■ YOUR INSTRUCTIONS ■
Each line that follows should be printed again exactly as it stands.

Source code of charts

+-------+

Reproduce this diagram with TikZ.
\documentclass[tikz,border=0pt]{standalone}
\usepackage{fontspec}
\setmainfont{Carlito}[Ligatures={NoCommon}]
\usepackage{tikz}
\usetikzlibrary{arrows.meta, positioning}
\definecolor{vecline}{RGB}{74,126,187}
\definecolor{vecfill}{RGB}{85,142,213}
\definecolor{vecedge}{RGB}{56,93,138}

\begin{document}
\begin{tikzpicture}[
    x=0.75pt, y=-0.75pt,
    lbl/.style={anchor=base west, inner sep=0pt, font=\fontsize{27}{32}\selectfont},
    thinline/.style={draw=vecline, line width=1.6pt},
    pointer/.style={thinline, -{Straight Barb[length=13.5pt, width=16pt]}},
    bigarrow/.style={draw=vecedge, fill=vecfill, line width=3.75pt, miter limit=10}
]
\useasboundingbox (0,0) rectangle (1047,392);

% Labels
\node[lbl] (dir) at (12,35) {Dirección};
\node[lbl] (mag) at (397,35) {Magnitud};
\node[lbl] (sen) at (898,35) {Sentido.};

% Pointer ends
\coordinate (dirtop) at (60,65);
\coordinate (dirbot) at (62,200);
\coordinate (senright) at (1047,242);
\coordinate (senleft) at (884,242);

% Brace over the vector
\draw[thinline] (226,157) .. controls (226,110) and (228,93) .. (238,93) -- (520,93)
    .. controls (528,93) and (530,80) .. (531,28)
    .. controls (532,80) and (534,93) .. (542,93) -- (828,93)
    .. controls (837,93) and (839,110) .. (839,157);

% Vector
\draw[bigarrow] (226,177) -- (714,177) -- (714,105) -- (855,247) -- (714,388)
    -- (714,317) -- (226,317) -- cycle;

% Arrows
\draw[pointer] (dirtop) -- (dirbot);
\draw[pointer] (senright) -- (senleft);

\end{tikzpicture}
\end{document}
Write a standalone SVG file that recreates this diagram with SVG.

+-------+

■ RESPONSE TO THIS EXERCISE ■
Reproduce this diagram with TikZ.
\documentclass[tikz,border=0pt]{standalone}
\usepackage{fontspec}
\setmainfont{Carlito}[Ligatures={NoCommon}]
\usepackage{tikz}
\usetikzlibrary{arrows.meta, positioning}
\definecolor{vecline}{RGB}{74,126,187}
\definecolor{vecfill}{RGB}{85,142,213}
\definecolor{vecedge}{RGB}{56,93,138}

\begin{document}
\begin{tikzpicture}[
    x=0.75pt, y=-0.75pt,
    lbl/.style={anchor=base west, inner sep=0pt, font=\fontsize{27}{32}\selectfont},
    thinline/.style={draw=vecline, line width=1.6pt},
    pointer/.style={thinline, -{Straight Barb[length=13.5pt, width=16pt]}},
    bigarrow/.style={draw=vecedge, fill=vecfill, line width=3.75pt, miter limit=10}
]
\useasboundingbox (0,0) rectangle (1047,392);

% Labels
\node[lbl] (dir) at (12,35) {Dirección};
\node[lbl] (mag) at (397,35) {Magnitud};
\node[lbl] (sen) at (898,35) {Sentido.};

% Pointer ends
\coordinate (dirtop) at (60,65);
\coordinate (dirbot) at (62,200);
\coordinate (senright) at (1047,242);
\coordinate (senleft) at (884,242);

% Brace over the vector
\draw[thinline] (226,157) .. controls (226,110) and (228,93) .. (238,93) -- (520,93)
    .. controls (528,93) and (530,80) .. (531,28)
    .. controls (532,80) and (534,93) .. (542,93) -- (828,93)
    .. controls (837,93) and (839,110) .. (839,157);

% Vector
\draw[bigarrow] (226,177) -- (714,177) -- (714,105) -- (855,247) -- (714,388)
    -- (714,317) -- (226,317) -- cycle;

% Arrows
\draw[pointer] (dirtop) -- (dirbot);
\draw[pointer] (senright) -- (senleft);

\end{tikzpicture}
\end{document}
Write a standalone SVG file that recreates this diagram with SVG.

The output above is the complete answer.